### Your instructions
Retype the data that follows line by line, exactly, and leave its pictures out.

——————————

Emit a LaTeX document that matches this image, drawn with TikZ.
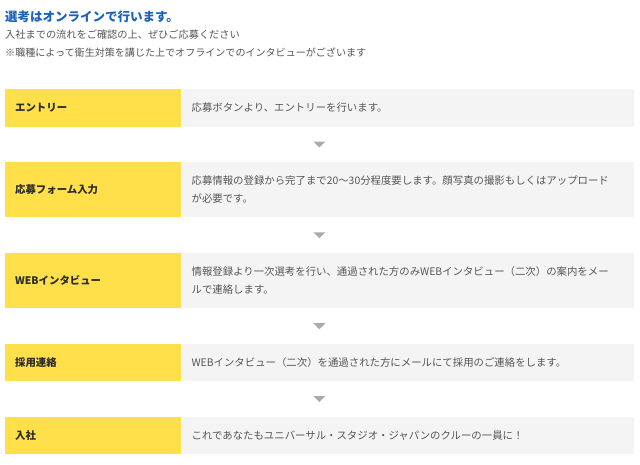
\documentclass[tikz,border=0pt]{standalone}
\usepackage{fontspec}
\setmainfont{Noto Sans CJK JP}
\usetikzlibrary{calc}
\definecolor{ttl}{HTML}{1C62B9}
\definecolor{ylw}{HTML}{FFE04B}
\definecolor{gry}{HTML}{F4F4F4}
\definecolor{txt}{HTML}{555555}
\definecolor{sub}{HTML}{555555}
\definecolor{lbl}{HTML}{2B2B2B}
\definecolor{arw}{HTML}{ABABAB}
\begin{document}
\begin{tikzpicture}[x=1pt,y=-1pt,
  lab/.style={fill=ylw, anchor=west, minimum width=176pt, text width=156pt, inner xsep=10pt, inner ysep=0pt, align=left, font=\bfseries\fontsize{10.4}{18}\selectfont, text=lbl},
  desc/.style={fill=gry, anchor=west, minimum width=452pt, text width=432pt, inner xsep=10pt, inner ysep=0pt, align=left, font=\fontsize{10.4}{18}\selectfont, text=txt},
  head/.style={anchor=west, inner sep=0pt, font=\bfseries\fontsize{12.5}{14}\selectfont, text=ttl},
  note/.style={anchor=west, inner sep=0pt, text=sub},
  tri/.style={fill=arw}]
\useasboundingbox[fill=white] (0,0) rectangle (640,464);

\node[head] (title) at (5,17) {選考はオンラインで行います。};
\node[note, font=\fontsize{10.2}{12}\selectfont] (n1) at (5,34.5) {入社までの流れをご確認の上、ぜひご応募ください};
\node[note, font=\fontsize{10.05}{12}\selectfont] (n2) at (5,52.5) {※職種によって衛生対策を講じた上でオフラインでのインタビューがございます};

\node[lab, minimum height=37.4pt] (l1) at (5,108) {エントリー};
\node[desc, minimum height=37.4pt] (d1) at (l1.east) {応募ボタンより、エントリーを行います。};

\node[lab, minimum height=55pt] (l2) at (5,189.8) {応募フォーム入力};
\node[desc, minimum height=55pt] (d2) at (l2.east) {応募情報の登録から完了まで20〜30分程度要します。顔写真の撮影もしくはアップロード\\が必要です。};

\node[lab, minimum height=55pt] (l3) at (5,280.8) {WEBインタビュー};
\node[desc, minimum height=55pt] (d3) at (l3.east) {情報登録より一次選考を行い、通過された方のみWEBインタビュー（二次）の案内をメー\\ルで連絡します。};

\node[lab, minimum height=37.3pt] (l4) at (5,362.7) {採用連絡};
\node[desc, minimum height=37.3pt] (d4) at (l4.east) {WEBインタビュー（二次）を通過された方にメールにて採用のご連絡をします。};

\node[lab, minimum height=37.3pt] (l5) at (5,435.3) {入社};
\node[desc, minimum height=37.3pt] (d5) at (l5.east) {これであなたもユニバーサル・スタジオ・ジャパンのクルーの一員に！};

\foreach \i/\j in {1/2,2/3,3/4,4/5}{
  \coordinate (a\i) at ($($(l\i.south west)!.5!(d\i.south east)$)!.5!($(l\j.north west)!.5!(d\j.north east)$)$);
  \fill[tri] ($(a\i)+(-6,-3)$) -- ($(a\i)+(6,-3)$) -- ($(a\i)+(0,3)$) -- cycle;
}
\end{tikzpicture}
\end{document}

——————————

### Result
Emit a LaTeX document that matches this image, drawn with TikZ.
\documentclass[tikz,border=0pt]{standalone}
\usepackage{fontspec}
\setmainfont{Noto Sans CJK JP}
\usetikzlibrary{calc}
\definecolor{ttl}{HTML}{1C62B9}
\definecolor{ylw}{HTML}{FFE04B}
\definecolor{gry}{HTML}{F4F4F4}
\definecolor{txt}{HTML}{555555}
\definecolor{sub}{HTML}{555555}
\definecolor{lbl}{HTML}{2B2B2B}
\definecolor{arw}{HTML}{ABABAB}
\begin{document}
\begin{tikzpicture}[x=1pt,y=-1pt,
  lab/.style={fill=ylw, anchor=west, minimum width=176pt, text width=156pt, inner xsep=10pt, inner ysep=0pt, align=left, font=\bfseries\fontsize{10.4}{18}\selectfont, text=lbl},
  desc/.style={fill=gry, anchor=west, minimum width=452pt, text width=432pt, inner xsep=10pt, inner ysep=0pt, align=left, font=\fontsize{10.4}{18}\selectfont, text=txt},
  head/.style={anchor=west, inner sep=0pt, font=\bfseries\fontsize{12.5}{14}\selectfont, text=ttl},
  note/.style={anchor=west, inner sep=0pt, text=sub},
  tri/.style={fill=arw}]
\useasboundingbox[fill=white] (0,0) rectangle (640,464);

\node[head] (title) at (5,17) {選考はオンラインで行います。};
\node[note, font=\fontsize{10.2}{12}\selectfont] (n1) at (5,34.5) {入社までの流れをご確認の上、ぜひご応募ください};
\node[note, font=\fontsize{10.05}{12}\selectfont] (n2) at (5,52.5) {※職種によって衛生対策を講じた上でオフラインでのインタビューがございます};

\node[lab, minimum height=37.4pt] (l1) at (5,108) {エントリー};
\node[desc, minimum height=37.4pt] (d1) at (l1.east) {応募ボタンより、エントリーを行います。};

\node[lab, minimum height=55pt] (l2) at (5,189.8) {応募フォーム入力};
\node[desc, minimum height=55pt] (d2) at (l2.east) {応募情報の登録から完了まで20〜30分程度要します。顔写真の撮影もしくはアップロード\\が必要です。};

\node[lab, minimum height=55pt] (l3) at (5,280.8) {WEBインタビュー};
\node[desc, minimum height=55pt] (d3) at (l3.east) {情報登録より一次選考を行い、通過された方のみWEBインタビュー（二次）の案内をメー\\ルで連絡します。};

\node[lab, minimum height=37.3pt] (l4) at (5,362.7) {採用連絡};
\node[desc, minimum height=37.3pt] (d4) at (l4.east) {WEBインタビュー（二次）を通過された方にメールにて採用のご連絡をします。};

\node[lab, minimum height=37.3pt] (l5) at (5,435.3) {入社};
\node[desc, minimum height=37.3pt] (d5) at (l5.east) {これであなたもユニバーサル・スタジオ・ジャパンのクルーの一員に！};

\foreach \i/\j in {1/2,2/3,3/4,4/5}{
  \coordinate (a\i) at ($($(l\i.south west)!.5!(d\i.south east)$)!.5!($(l\j.north west)!.5!(d\j.north east)$)$);
  \fill[tri] ($(a\i)+(-6,-3)$) -- ($(a\i)+(6,-3)$) -- ($(a\i)+(0,3)$) -- cycle;
}
\end{tikzpicture}
\end{document}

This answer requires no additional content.